Entries with chart source code:
===============
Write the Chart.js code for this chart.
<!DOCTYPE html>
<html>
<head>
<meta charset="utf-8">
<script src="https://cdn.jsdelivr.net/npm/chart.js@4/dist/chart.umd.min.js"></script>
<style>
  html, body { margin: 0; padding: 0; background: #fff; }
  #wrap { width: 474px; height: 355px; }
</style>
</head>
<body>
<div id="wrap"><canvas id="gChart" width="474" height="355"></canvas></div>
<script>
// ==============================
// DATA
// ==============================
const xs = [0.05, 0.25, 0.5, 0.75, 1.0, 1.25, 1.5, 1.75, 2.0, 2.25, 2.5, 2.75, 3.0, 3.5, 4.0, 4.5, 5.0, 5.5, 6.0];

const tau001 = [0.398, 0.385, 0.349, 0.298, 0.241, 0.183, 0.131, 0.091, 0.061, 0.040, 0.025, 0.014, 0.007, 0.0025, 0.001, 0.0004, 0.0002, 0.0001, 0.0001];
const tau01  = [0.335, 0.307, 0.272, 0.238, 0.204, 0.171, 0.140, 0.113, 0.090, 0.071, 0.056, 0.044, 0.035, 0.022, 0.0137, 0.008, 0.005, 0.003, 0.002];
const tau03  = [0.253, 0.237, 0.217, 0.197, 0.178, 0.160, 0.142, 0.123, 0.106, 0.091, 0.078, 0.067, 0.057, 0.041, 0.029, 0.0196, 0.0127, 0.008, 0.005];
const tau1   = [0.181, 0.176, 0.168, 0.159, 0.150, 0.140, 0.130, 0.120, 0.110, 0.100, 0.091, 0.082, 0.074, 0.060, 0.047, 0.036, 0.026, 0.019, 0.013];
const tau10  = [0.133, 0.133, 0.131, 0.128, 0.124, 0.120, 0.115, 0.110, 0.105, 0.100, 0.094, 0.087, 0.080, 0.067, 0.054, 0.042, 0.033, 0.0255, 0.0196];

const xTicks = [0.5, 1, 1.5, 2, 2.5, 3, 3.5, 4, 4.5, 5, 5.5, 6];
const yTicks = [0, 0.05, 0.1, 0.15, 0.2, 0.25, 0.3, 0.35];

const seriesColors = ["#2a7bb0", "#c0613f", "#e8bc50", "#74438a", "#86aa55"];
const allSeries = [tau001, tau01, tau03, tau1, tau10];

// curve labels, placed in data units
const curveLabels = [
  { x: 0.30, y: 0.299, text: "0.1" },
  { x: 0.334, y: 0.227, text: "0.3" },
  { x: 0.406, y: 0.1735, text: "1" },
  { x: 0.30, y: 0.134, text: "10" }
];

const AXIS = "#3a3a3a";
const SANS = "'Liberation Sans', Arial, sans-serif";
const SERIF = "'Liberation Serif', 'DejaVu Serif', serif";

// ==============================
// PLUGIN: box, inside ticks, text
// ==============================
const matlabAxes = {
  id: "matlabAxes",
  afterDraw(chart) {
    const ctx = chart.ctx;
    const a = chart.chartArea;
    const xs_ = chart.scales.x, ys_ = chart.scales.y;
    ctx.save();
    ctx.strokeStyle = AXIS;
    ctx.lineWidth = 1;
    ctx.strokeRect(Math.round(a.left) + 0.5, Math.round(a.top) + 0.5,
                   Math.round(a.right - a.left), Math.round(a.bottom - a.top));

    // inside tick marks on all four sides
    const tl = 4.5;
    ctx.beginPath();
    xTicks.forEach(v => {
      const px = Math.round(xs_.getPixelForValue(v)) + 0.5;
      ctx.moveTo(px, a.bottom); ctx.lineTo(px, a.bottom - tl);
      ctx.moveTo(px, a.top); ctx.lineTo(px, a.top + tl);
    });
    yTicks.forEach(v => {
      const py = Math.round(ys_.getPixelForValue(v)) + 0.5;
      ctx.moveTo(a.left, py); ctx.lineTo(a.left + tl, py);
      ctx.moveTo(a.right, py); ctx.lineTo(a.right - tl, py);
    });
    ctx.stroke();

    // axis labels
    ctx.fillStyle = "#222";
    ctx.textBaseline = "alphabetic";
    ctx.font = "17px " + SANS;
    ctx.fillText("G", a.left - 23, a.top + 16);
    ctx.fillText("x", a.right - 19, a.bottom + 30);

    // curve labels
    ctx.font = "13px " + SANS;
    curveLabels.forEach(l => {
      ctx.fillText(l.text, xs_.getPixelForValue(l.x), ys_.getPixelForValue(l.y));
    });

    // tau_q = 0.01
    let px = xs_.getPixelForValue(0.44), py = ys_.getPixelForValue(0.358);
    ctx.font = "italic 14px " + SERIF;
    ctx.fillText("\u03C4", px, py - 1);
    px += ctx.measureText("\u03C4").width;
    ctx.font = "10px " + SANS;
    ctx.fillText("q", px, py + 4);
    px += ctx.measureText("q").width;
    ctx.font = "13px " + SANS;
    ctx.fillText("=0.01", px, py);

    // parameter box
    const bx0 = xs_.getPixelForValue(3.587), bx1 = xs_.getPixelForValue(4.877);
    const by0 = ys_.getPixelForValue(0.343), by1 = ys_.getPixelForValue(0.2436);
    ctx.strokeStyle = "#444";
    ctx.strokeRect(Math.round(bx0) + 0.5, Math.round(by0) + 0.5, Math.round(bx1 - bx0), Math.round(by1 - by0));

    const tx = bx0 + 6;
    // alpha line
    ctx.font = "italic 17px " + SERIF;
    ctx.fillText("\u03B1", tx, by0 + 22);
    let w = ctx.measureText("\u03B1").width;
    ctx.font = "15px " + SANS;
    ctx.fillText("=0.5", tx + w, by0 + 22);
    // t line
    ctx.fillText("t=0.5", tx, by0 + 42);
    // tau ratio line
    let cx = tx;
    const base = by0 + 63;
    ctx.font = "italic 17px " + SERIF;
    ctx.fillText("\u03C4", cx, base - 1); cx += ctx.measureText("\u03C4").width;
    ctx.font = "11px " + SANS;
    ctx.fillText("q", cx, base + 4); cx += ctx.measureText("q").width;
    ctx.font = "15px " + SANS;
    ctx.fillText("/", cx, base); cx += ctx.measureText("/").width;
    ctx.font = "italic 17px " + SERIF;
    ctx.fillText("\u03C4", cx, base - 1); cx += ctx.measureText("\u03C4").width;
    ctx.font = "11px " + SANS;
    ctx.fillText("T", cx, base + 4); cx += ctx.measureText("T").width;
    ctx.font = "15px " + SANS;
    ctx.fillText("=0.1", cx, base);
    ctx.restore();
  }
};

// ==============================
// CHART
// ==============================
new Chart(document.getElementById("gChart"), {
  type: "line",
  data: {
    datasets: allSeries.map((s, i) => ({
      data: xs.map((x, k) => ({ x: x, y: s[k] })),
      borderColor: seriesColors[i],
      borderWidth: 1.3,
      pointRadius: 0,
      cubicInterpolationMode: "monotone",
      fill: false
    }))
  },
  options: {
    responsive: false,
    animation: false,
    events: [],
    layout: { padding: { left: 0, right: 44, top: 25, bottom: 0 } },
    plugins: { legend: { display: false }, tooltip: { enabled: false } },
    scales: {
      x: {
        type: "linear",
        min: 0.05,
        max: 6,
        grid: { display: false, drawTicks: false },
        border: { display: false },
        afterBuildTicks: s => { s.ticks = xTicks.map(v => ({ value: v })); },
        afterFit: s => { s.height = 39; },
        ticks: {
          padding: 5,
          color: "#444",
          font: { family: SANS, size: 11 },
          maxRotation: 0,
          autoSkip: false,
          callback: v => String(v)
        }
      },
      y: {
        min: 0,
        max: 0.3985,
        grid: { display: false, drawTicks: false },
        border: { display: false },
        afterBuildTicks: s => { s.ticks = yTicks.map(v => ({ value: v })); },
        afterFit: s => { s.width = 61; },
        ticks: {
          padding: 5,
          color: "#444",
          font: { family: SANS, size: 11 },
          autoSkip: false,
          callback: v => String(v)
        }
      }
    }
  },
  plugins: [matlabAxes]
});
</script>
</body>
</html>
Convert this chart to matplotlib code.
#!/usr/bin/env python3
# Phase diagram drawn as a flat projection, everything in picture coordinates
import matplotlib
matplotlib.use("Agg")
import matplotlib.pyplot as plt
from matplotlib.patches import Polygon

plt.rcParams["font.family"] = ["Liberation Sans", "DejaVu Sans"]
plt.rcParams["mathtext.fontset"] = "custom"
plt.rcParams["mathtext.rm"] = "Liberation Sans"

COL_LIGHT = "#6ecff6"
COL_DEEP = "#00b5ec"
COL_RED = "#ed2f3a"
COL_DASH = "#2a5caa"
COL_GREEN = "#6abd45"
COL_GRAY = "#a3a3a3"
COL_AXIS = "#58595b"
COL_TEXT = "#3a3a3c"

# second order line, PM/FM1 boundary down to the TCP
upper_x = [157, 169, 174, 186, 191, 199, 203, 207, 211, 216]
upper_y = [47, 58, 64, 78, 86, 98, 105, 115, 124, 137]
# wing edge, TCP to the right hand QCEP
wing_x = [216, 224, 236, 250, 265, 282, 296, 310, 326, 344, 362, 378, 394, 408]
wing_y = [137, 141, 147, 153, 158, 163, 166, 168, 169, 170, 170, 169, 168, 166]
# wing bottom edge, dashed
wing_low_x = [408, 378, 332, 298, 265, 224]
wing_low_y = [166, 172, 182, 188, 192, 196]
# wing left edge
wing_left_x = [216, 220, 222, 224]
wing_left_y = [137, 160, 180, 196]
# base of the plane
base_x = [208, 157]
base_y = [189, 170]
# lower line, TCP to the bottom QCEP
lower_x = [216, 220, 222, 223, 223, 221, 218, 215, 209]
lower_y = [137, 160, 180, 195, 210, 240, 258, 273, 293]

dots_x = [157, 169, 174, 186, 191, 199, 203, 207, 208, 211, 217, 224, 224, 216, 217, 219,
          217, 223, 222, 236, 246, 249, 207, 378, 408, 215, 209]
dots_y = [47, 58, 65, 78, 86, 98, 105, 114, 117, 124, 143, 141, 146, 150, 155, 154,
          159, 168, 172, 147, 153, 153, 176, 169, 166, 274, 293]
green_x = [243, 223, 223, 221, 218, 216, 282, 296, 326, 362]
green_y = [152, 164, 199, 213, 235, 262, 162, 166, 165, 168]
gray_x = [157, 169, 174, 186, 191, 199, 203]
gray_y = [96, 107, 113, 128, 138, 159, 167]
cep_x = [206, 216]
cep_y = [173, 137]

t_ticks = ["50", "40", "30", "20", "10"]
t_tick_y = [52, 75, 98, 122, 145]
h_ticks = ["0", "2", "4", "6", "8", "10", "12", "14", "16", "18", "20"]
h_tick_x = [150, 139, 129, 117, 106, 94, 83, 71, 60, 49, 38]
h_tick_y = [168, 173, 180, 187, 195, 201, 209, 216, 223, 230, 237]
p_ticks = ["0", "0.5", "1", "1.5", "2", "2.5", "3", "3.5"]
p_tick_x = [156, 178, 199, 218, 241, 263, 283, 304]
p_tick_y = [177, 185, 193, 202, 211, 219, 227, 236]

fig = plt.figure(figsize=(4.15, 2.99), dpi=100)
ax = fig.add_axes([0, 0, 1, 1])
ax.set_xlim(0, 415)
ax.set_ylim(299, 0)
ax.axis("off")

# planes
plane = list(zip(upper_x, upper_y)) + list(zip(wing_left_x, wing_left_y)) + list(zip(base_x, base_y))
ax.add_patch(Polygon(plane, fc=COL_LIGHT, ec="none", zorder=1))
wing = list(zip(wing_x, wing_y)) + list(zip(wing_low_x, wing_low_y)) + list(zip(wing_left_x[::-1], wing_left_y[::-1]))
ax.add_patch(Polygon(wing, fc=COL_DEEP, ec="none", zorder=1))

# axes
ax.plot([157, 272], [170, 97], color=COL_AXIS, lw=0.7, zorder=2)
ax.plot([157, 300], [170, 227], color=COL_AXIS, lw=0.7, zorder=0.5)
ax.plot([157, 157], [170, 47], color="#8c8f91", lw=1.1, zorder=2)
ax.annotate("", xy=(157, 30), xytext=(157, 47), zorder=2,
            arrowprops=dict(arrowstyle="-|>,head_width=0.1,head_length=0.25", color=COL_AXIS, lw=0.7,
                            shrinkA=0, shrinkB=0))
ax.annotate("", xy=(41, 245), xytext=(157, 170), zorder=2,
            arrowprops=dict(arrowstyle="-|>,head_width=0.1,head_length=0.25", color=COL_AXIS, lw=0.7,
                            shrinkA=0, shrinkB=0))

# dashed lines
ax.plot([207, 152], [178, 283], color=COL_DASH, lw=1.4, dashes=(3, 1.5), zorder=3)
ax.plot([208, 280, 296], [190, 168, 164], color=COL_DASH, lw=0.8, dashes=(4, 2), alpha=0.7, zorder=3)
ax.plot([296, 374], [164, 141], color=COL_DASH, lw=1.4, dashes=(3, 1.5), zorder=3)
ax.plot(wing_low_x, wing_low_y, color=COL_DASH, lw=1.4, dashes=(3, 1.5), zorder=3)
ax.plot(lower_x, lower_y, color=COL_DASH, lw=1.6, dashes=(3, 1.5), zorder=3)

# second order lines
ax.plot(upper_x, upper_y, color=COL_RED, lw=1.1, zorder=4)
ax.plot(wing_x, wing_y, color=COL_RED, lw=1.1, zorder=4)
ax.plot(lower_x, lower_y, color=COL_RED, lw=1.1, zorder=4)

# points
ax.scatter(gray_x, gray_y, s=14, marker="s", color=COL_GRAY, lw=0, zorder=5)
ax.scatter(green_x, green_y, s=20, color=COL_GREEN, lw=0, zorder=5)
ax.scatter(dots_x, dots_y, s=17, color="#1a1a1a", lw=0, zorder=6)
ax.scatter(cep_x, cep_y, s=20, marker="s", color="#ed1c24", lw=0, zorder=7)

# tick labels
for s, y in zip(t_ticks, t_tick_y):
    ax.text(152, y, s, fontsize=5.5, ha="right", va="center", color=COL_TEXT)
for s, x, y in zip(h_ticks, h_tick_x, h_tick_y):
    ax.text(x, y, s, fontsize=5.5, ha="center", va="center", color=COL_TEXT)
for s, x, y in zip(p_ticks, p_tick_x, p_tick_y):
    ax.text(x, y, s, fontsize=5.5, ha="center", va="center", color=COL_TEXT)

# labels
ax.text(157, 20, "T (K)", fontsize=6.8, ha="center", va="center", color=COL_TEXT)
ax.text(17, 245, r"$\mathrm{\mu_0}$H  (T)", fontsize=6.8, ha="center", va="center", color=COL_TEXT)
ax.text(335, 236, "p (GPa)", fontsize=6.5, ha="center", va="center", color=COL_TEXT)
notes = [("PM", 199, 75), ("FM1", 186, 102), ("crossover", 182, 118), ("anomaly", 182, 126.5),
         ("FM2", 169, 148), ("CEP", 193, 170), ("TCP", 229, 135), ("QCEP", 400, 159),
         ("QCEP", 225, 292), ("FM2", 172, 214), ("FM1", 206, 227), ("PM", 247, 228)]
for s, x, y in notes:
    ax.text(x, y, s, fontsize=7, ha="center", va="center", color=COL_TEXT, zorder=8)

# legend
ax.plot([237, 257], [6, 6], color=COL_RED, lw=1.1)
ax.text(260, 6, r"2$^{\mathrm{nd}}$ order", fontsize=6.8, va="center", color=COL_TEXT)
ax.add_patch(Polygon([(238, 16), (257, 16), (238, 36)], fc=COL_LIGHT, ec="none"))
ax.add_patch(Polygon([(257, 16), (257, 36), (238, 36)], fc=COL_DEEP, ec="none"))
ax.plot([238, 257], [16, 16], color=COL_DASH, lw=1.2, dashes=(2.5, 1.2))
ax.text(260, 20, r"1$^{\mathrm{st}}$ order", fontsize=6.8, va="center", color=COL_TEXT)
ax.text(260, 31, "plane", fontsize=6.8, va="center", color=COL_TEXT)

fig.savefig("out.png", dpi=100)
===============
_OBJECTIVE_. Emit an exact copy of the lines spanning the start of the records to the line containing "5.0, 5.5, 6.0];", inclusive, and no other output.

_OUTPUT FOR THIS TASK_.
Write the Chart.js code for this chart.
<!DOCTYPE html>
<html>
<head>
<meta charset="utf-8">
<script src="https://cdn.jsdelivr.net/npm/chart.js@4/dist/chart.umd.min.js"></script>
<style>
  html, body { margin: 0; padding: 0; background: #fff; }
  #wrap { width: 474px; height: 355px; }
</style>
</head>
<body>
<div id="wrap"><canvas id="gChart" width="474" height="355"></canvas></div>
<script>
// ==============================
// DATA
// ==============================
const xs = [0.05, 0.25, 0.5, 0.75, 1.0, 1.25, 1.5, 1.75, 2.0, 2.25, 2.5, 2.75, 3.0, 3.5, 4.0, 4.5, 5.0, 5.5, 6.0];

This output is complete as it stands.